* Material for this exercise
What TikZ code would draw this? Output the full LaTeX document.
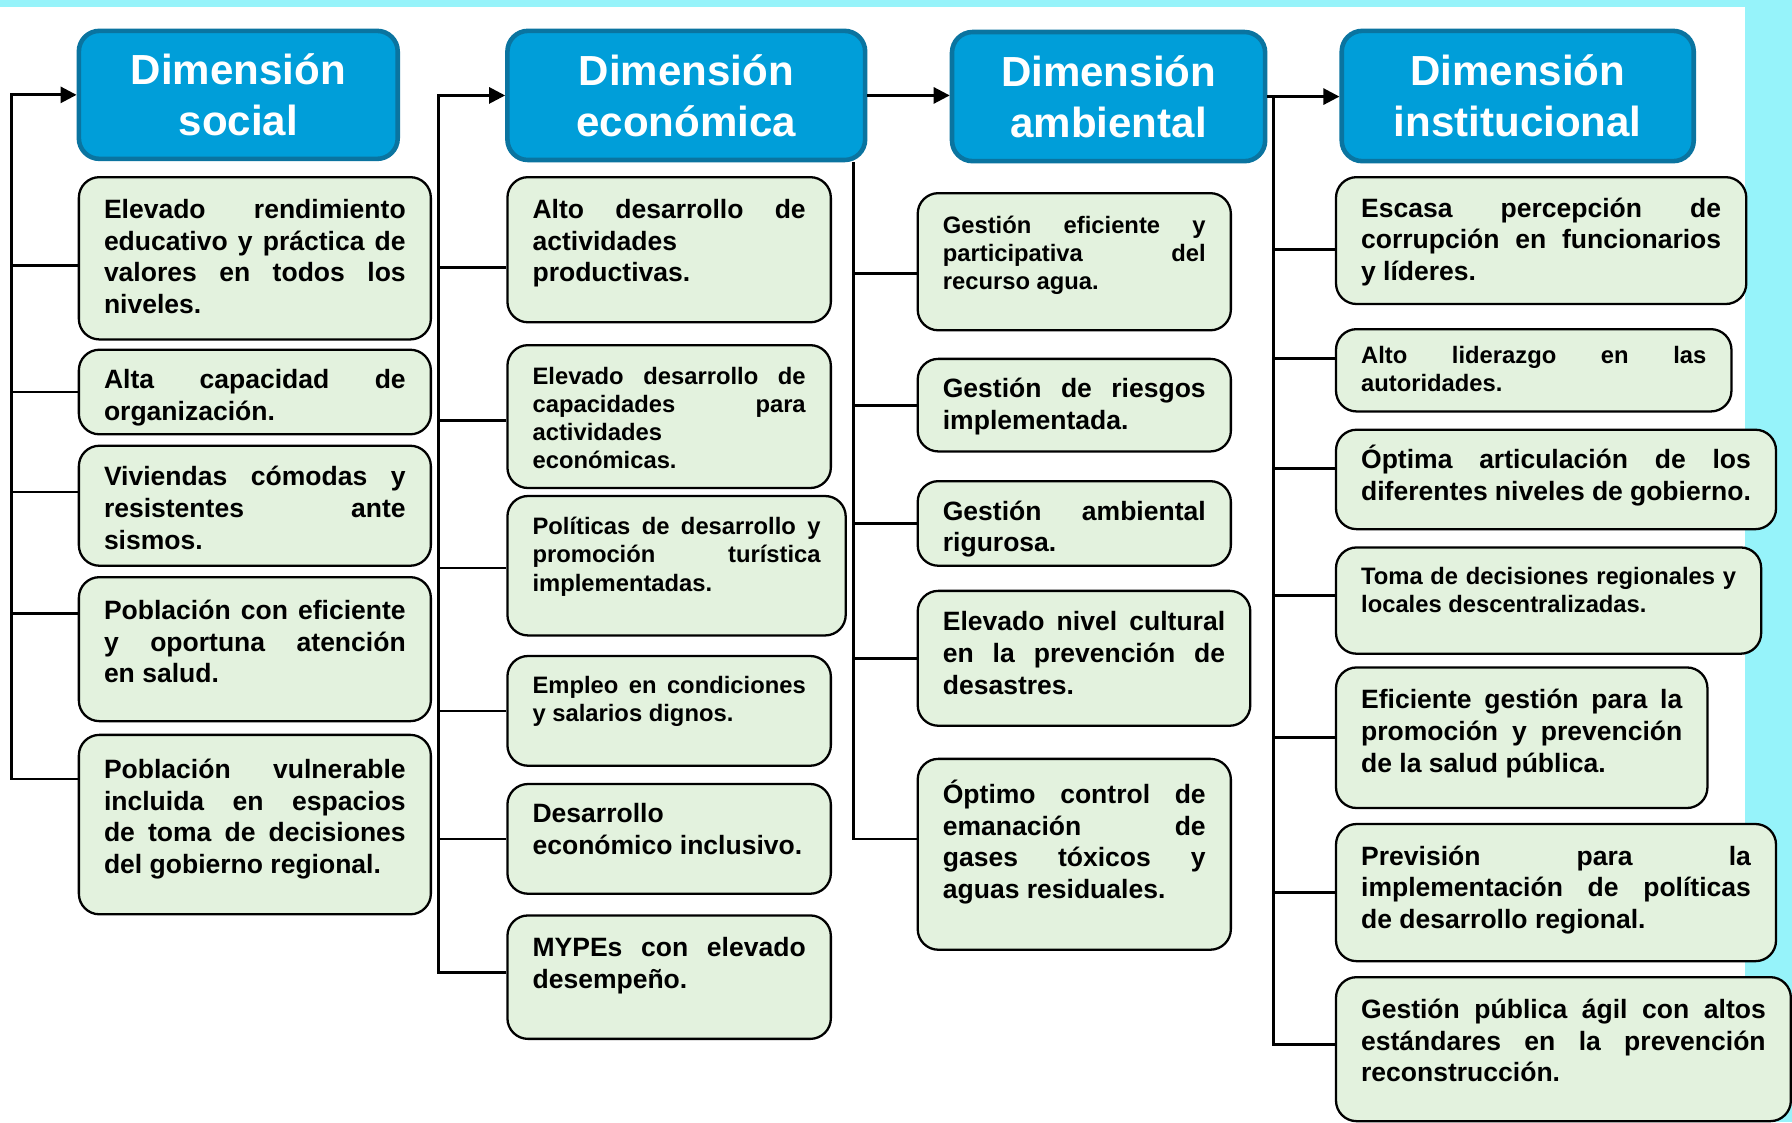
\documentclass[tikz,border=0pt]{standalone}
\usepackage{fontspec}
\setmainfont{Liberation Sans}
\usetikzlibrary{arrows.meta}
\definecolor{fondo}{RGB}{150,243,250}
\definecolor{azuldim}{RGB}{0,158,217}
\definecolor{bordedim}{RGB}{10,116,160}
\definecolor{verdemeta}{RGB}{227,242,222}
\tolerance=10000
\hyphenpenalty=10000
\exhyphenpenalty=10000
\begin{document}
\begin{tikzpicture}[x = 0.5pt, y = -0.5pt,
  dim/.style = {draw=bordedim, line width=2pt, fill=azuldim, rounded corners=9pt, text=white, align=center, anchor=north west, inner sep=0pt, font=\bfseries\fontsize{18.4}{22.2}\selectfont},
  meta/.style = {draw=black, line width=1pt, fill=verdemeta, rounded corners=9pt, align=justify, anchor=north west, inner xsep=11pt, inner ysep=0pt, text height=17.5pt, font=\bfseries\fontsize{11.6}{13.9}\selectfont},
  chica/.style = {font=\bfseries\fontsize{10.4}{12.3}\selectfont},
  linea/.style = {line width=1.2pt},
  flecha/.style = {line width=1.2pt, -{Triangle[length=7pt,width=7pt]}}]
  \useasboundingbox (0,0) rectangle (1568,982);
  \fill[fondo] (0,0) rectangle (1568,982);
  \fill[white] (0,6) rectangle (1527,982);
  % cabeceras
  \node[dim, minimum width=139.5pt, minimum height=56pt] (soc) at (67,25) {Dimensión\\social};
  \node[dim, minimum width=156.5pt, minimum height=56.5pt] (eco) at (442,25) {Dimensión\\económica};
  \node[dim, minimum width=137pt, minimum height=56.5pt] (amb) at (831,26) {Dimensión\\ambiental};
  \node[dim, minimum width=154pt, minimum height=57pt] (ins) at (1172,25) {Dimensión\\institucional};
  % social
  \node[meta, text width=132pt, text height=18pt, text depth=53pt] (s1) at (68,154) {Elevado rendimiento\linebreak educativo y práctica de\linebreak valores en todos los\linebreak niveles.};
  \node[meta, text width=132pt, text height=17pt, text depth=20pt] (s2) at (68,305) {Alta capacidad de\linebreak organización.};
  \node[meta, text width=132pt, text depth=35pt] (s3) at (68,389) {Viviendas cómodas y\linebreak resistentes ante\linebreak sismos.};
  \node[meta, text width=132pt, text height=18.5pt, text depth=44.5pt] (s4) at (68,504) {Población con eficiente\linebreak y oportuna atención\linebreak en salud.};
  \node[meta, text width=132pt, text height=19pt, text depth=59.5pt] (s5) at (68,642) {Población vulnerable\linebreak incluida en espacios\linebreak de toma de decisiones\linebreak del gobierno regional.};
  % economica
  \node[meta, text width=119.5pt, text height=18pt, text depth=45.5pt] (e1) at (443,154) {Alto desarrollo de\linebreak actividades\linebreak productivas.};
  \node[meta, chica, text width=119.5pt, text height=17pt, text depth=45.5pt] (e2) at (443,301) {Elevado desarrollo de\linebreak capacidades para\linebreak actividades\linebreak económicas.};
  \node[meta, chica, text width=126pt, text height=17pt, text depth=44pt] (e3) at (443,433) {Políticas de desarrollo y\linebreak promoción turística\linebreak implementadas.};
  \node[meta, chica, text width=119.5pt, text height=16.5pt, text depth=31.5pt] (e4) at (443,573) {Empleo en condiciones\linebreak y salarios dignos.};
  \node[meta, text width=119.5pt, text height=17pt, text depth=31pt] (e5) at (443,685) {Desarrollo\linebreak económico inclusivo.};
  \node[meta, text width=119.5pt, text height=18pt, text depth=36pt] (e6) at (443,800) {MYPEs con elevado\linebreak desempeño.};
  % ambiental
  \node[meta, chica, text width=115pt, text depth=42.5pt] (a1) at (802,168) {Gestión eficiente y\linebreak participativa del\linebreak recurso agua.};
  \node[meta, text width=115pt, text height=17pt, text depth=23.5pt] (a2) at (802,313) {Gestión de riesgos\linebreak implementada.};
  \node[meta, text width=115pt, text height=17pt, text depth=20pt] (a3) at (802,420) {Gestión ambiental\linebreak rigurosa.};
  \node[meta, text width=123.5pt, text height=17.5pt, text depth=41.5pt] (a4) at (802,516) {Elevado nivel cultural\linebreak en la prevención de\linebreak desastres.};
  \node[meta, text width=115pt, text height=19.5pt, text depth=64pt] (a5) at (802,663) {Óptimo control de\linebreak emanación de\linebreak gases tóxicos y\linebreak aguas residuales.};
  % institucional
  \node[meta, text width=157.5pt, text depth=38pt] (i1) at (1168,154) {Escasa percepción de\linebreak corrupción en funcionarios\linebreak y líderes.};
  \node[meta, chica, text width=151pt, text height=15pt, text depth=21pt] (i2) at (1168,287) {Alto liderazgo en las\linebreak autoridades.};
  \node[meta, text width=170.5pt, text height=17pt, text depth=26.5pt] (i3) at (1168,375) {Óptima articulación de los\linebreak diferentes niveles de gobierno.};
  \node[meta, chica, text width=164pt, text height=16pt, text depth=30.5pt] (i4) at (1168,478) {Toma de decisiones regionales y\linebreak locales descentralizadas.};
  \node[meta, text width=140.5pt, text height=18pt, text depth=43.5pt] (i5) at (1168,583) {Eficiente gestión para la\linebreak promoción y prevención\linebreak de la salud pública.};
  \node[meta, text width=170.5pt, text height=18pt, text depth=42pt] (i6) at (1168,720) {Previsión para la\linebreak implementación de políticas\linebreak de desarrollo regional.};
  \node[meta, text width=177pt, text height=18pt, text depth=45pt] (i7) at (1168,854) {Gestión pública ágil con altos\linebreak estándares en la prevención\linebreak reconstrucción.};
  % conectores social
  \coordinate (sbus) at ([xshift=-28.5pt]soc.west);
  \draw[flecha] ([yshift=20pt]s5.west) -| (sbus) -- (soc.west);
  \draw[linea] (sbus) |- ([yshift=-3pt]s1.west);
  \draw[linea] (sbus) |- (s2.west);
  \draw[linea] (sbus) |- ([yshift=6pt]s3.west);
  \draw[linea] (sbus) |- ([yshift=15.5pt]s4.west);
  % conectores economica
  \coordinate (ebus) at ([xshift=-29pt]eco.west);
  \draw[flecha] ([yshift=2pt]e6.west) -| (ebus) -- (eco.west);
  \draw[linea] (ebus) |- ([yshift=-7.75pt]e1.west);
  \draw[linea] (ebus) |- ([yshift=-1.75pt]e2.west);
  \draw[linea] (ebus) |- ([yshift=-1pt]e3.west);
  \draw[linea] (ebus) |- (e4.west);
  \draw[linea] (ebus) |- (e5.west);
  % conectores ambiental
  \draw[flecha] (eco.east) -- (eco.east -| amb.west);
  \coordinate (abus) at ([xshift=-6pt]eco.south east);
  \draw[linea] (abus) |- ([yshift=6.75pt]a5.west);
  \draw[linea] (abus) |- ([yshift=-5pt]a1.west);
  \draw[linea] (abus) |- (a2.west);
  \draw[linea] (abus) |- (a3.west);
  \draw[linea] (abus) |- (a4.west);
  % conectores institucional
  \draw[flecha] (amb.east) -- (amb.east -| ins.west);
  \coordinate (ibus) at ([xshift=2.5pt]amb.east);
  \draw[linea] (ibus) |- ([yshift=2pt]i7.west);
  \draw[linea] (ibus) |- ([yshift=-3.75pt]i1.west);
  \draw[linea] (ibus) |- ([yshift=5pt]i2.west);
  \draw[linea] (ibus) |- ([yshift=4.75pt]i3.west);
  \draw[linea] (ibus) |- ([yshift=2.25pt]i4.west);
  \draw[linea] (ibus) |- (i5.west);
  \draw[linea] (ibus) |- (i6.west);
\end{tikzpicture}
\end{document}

...

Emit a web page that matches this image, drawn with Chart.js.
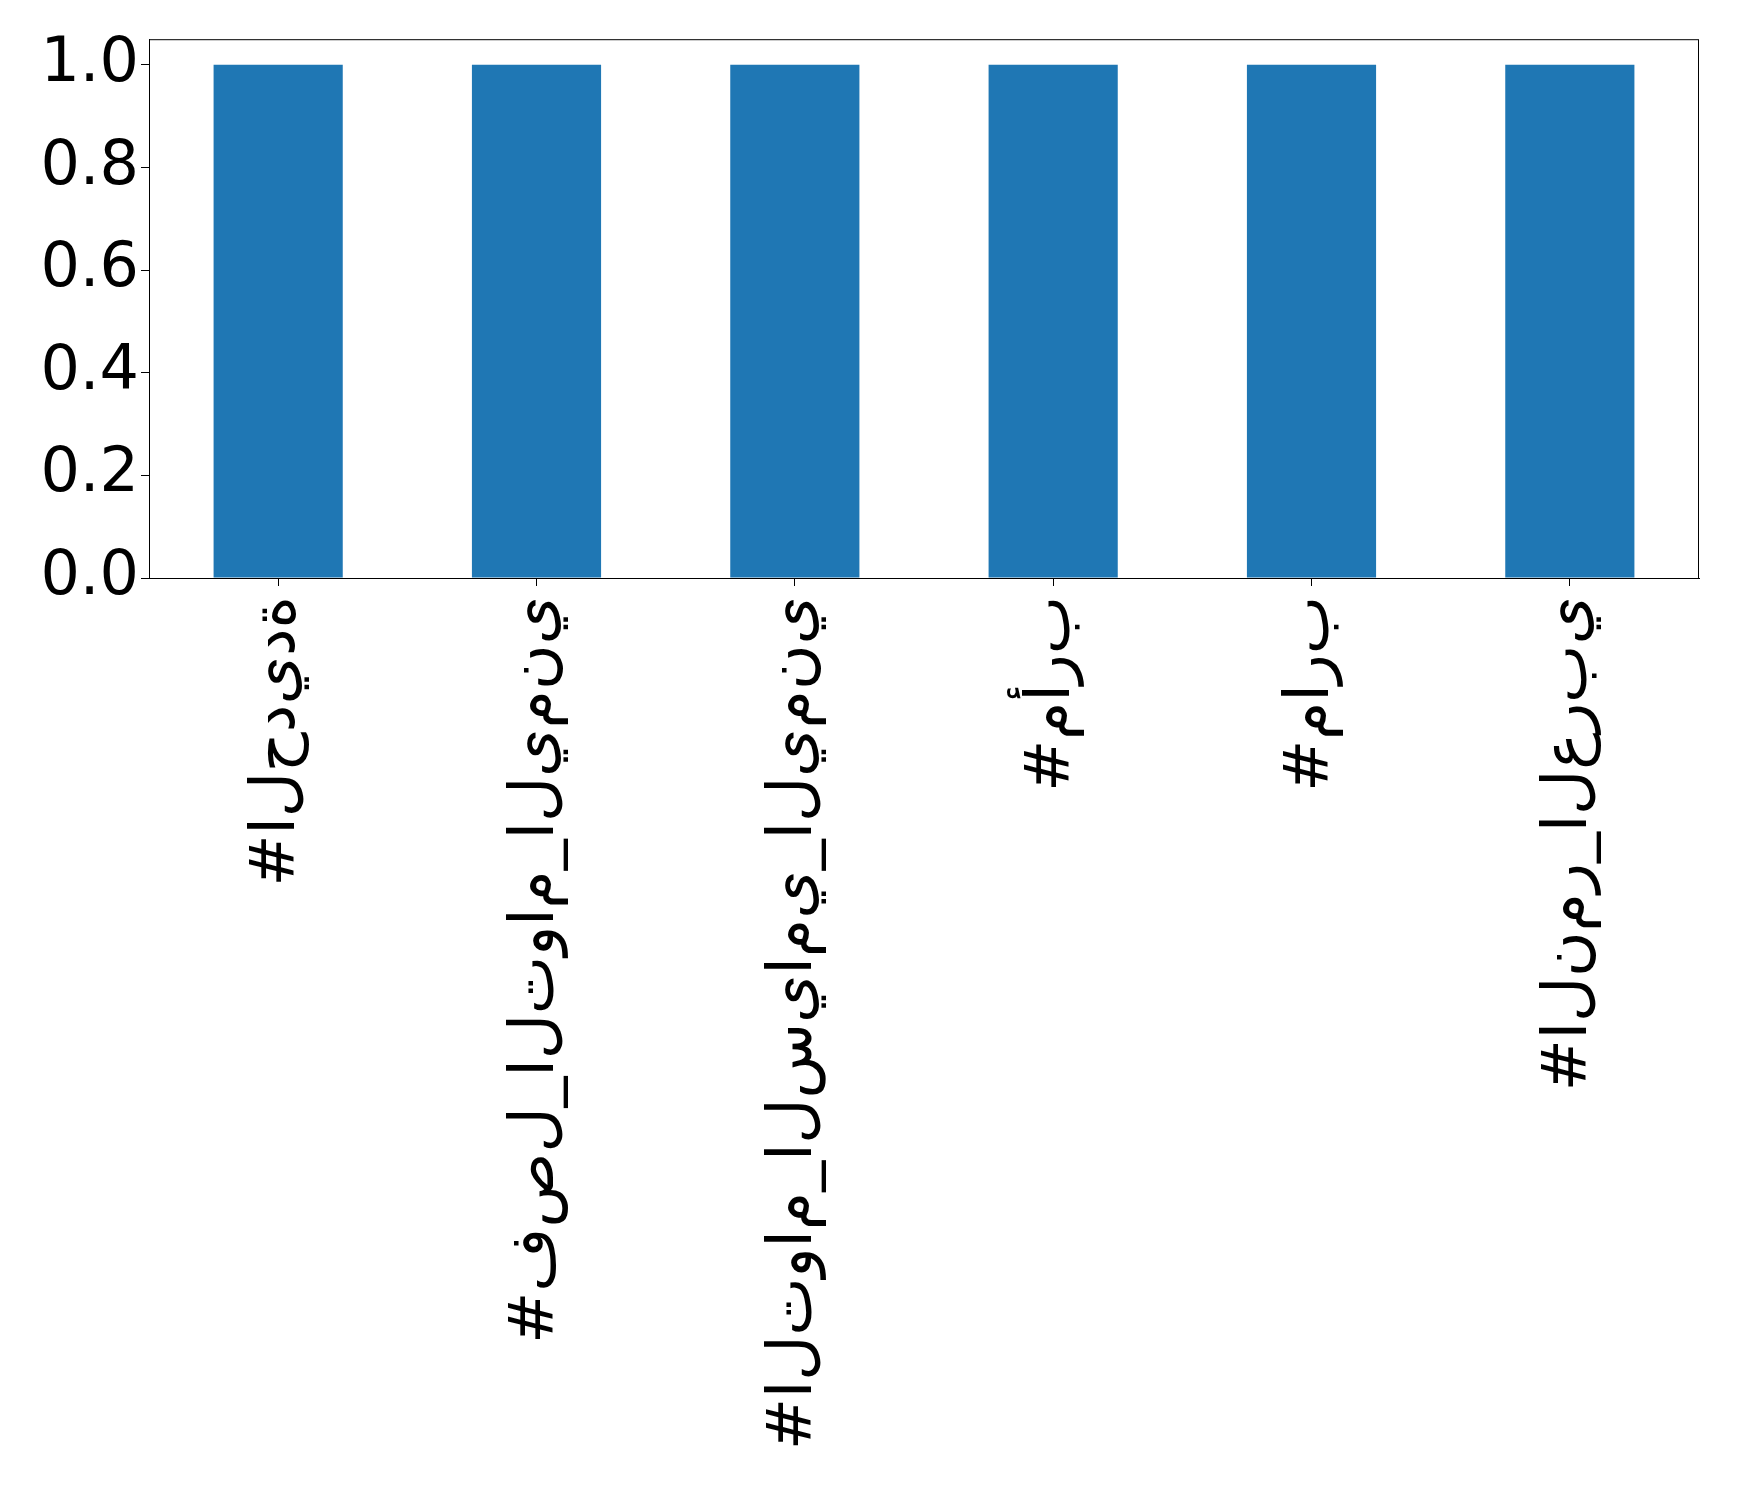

--

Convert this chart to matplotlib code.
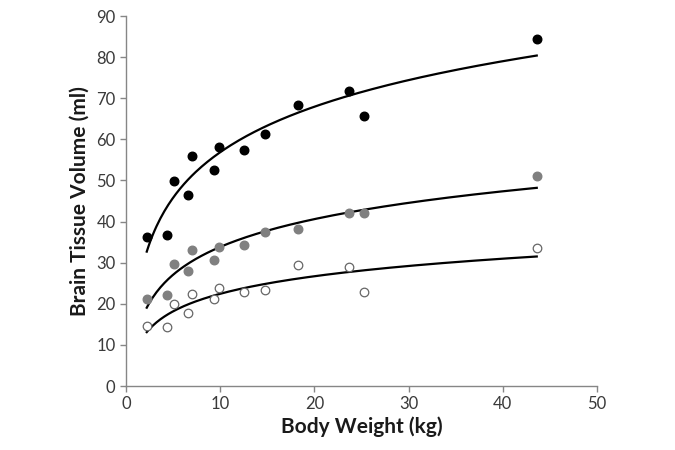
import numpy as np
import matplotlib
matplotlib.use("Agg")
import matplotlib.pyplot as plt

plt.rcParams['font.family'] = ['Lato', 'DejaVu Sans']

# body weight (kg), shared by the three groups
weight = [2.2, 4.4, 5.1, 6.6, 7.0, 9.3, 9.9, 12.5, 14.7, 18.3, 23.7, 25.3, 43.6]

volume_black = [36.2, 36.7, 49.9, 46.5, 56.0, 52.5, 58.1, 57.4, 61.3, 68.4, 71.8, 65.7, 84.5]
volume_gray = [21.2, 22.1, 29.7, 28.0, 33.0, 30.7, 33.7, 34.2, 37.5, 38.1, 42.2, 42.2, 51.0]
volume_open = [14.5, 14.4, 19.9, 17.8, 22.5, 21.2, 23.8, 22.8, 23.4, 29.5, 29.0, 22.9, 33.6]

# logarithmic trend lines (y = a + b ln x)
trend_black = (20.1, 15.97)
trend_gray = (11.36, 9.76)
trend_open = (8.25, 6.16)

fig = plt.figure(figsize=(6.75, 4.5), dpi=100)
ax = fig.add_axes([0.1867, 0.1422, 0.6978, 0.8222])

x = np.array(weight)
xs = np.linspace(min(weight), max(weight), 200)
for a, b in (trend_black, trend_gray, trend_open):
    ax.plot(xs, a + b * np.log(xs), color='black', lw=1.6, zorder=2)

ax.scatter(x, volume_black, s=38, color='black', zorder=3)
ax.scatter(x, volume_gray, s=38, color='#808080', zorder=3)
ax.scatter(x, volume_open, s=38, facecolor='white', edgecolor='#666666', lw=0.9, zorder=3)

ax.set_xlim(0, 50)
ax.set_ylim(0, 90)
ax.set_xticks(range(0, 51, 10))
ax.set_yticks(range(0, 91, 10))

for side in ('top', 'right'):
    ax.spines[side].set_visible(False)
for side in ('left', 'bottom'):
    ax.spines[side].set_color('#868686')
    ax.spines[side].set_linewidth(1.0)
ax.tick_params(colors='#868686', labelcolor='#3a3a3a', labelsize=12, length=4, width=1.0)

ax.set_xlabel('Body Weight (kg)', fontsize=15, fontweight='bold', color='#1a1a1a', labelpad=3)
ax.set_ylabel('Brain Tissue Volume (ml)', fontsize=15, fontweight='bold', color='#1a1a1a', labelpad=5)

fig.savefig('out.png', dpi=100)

* Prompt
Exactly and only the lines from the line with "Convert this chart to matplotlib code." to the line with "23.7, 25.3, 43.6]", both ends included, should be echoed. Do not carry over the pictures.

* Response
Convert this chart to matplotlib code.
import numpy as np
import matplotlib
matplotlib.use("Agg")
import matplotlib.pyplot as plt

plt.rcParams['font.family'] = ['Lato', 'DejaVu Sans']

# body weight (kg), shared by the three groups
weight = [2.2, 4.4, 5.1, 6.6, 7.0, 9.3, 9.9, 12.5, 14.7, 18.3, 23.7, 25.3, 43.6]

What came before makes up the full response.